Since 1453? Hm.
It’s hard to pin this down, because Greek at the time was a whole bunch of dialects, whose pronunciation we don’t have a good handle on historically—but which was likely stable. (There aren’t any surprises in the Renaissance Latin alphabet transcriptions of Cretan for example.) For that matter, Standard Modern Greek did not coalesce until the Modern Greek state was established.
The one area where there has been recent pronunciation change in Standard Modern Greek is in the extent of prenasalisation in the compounds <μπ, ντ, γκ>. There is an isogloss separating dialects which pronounce them as [mb, nd, ŋɡ] (e.g. Cyprus) from those pronouncing them as [b, d, ɡ] (e.g. Crete). Within Standard Greek, the shift has been from the former to the latter, and the shift happens with people who are now in their 50s.

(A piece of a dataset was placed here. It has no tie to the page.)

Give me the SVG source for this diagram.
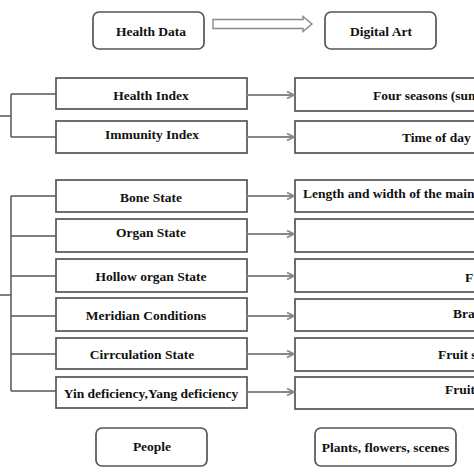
<svg xmlns="http://www.w3.org/2000/svg" width="474" height="474" viewBox="0 0 474 474">
<defs>
<style>
.box{fill:#fff;stroke:#555;stroke-width:1.7}
.t{font-family:"Liberation Serif","Times New Roman",serif;font-weight:bold;font-size:13.5px;fill:#111}
.c{text-anchor:middle}
.br{fill:none;stroke:#555;stroke-width:1.5}
.ar{fill:none;stroke:#888;stroke-width:2}
</style>
<marker id="ah" viewBox="0 0 10 10" refX="9" refY="5" markerWidth="10" markerHeight="10" markerUnits="userSpaceOnUse" orient="auto">
<polyline points="2,1.5 9,5 2,8.5" fill="none" stroke="#888" stroke-width="1.8"/>
</marker>
</defs>
<rect width="474" height="474" fill="#fff"/>
<g id="health-data"><rect class="box" x="93" y="12" width="111" height="37" rx="6"/><text class="t c" x="151" y="36">Health Data</text></g>
<g id="digital-art"><rect class="box" x="325" y="12" width="111" height="37" rx="6"/><text class="t c" x="381" y="36">Digital Art</text></g>
<g id="people"><rect class="box" x="96" y="428" width="111" height="38" rx="6" stroke="#666"/><text class="t c" x="152" y="450.5">People</text></g>
<g id="plants"><rect class="box" x="315" y="428" width="141" height="38" rx="6" stroke="#777"/><text class="t c" x="385.5" y="451.5">Plants, flowers, scenes</text></g>

<g id="health-index"><rect class="box" x="56" y="78" width="191" height="31"/><text class="t c" x="151" y="99.5">Health Index</text></g>
<g id="immunity-index"><rect class="box" x="56" y="121" width="191" height="32"/><text class="t c" x="152" y="138.5">Immunity Index</text></g>
<g id="bone"><rect class="box" x="56" y="180" width="191" height="32"/><text class="t c" x="151" y="201.5">Bone State</text></g>
<g id="organ"><rect class="box" x="56" y="219" width="191" height="33"/><text class="t c" x="151" y="236.5">Organ State</text></g>
<g id="hollow"><rect class="box" x="56" y="259" width="191" height="33"/><text class="t c" x="151" y="280.5">Hollow organ State</text></g>
<g id="meridian"><rect class="box" x="56" y="298" width="191" height="33"/><text class="t c" x="146" y="319.5">Meridian Conditions</text></g>
<g id="circulation"><rect class="box" x="56" y="338" width="191" height="31"/><text class="t c" x="142" y="358.5">Cirrculation State</text></g>
<g id="yin-yang"><rect class="box" x="56" y="377" width="191" height="31"/><text class="t c" x="151" y="397.5">Yin deficiency,Yang deficiency</text></g>

<g id="four-seasons"><rect class="box" x="295" y="78" width="200" height="33"/><text class="t" x="373" y="99.5">Four seasons (sum</text></g>
<g id="time-of-day"><rect class="box" x="295" y="121" width="200" height="32"/><text class="t" x="402" y="141.5">Time of day</text></g>
<g id="length-width"><rect class="box" x="295" y="180" width="200" height="32"/><text class="t" x="303" y="197.5">Length and width of the main</text></g>
<g id="organ-art"><rect class="box" x="295" y="219" width="200" height="33"/></g>
<g id="hollow-art"><rect class="box" x="295" y="259" width="200" height="33"/><text class="t" x="465" y="281.5">F</text></g>
<g id="meridian-art"><rect class="box" x="295" y="299" width="200" height="32"/><text class="t" x="453" y="317.5">Bra</text></g>
<g id="circulation-art"><rect class="box" x="295" y="338" width="200" height="33"/><text class="t" x="438" y="358.5">Fruit s</text></g>
<g id="yin-art"><rect class="box" x="295" y="377" width="200" height="32"/><text class="t" x="445" y="393.5">Fruit</text></g>

<g id="connectors">
<path d="M213,19.5 H303 V16.5 L312,24 L303,31.5 V28.5 H213 Z" fill="#fff" stroke="#888" stroke-width="1.4"/>
<path class="br" d="M0,116 H11 M11,94 V137 M11,94 H56 M11,137 H56"/>
<path class="br" d="M0,295 H11 M11,196 V391 M11,196 H56 M11,236 H56 M11,276 H56 M11,316 H56 M11,354 H56 M11,391 H56"/>
<line class="ar" x1="247" y1="95" x2="294" y2="95" marker-end="url(#ah)"/>
<line class="ar" x1="247" y1="137" x2="294" y2="137" marker-end="url(#ah)"/>
<line class="ar" x1="247" y1="196" x2="294" y2="196" marker-end="url(#ah)"/>
<line class="ar" x1="247" y1="234" x2="294" y2="234" marker-end="url(#ah)"/>
<line class="ar" x1="247" y1="276" x2="294" y2="276" marker-end="url(#ah)"/>
<line class="ar" x1="247" y1="316" x2="294" y2="316" marker-end="url(#ah)"/>
<line class="ar" x1="247" y1="354" x2="294" y2="354" marker-end="url(#ah)"/>
<line class="ar" x1="247" y1="392" x2="294" y2="392" marker-end="url(#ah)"/>
</g>
</svg>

The question adds whether Turkish has had much of an impact on pronunciation. As far as I know, noone’s claimed it or expects it: Turkish settlement in the Balkans does not seem to have been substantial enough to have had much impact. The Greek spoken in Cappadocia would presumably have had substantial phonetic impact from Turkish; but Cappadocian was under immense linguistic pressure from Turkish.
Turkish has somewhat complicated the phonology of Cypriot Greek, but not its phonetics. Cypriot Greek already had geminated stops realised as aspirates: potʰe ‘never’, tʰofis ‘Chris’, and it already realised palatalised /s, x/ as [ʃ]: xiros > ʃiros ‘pig’, skillos > ʃtʃilːos > ʃilːos ‘dog’. Turkish stops and <ş> took on the same pronunciations, they just turned up in places where they would be rare to non-existent in Greek: at the start of words (for stops), and at the end of words (for ʃ): kʰele < Turkish kele ‘head’, paʃ < Turkish baş ‘chief’. The kʰ and ʃ were already in the dialect, just not in those positions before Turkish contact.
(Hence me staring at εξίκκον σου on Facebook, trying to work out what Ancient Greek phrase lurked behind ‘exikkon to thee’ = “it’s not worth the bother”. In fact, this is just /eksikkossu/ (with folk etymology reinterpreting –ossu as the more hellenic –on sou), and [eksikʰosːu] is merely the Turkish eksik olsun “may it be missing”.)
But other than that, no instances of [ɯ] or [ø] (outside of Cappadocia), and no particularly telltale Turkish intonation (outside of Cappadocia). Greek mangles Turkish loanwords to fit its phonetics, and much of the time its morphology; so cacık [dʒadʒɯk] > tzatziki, Karagöz [karagøz] > Karagiozis /karaɡjozis/.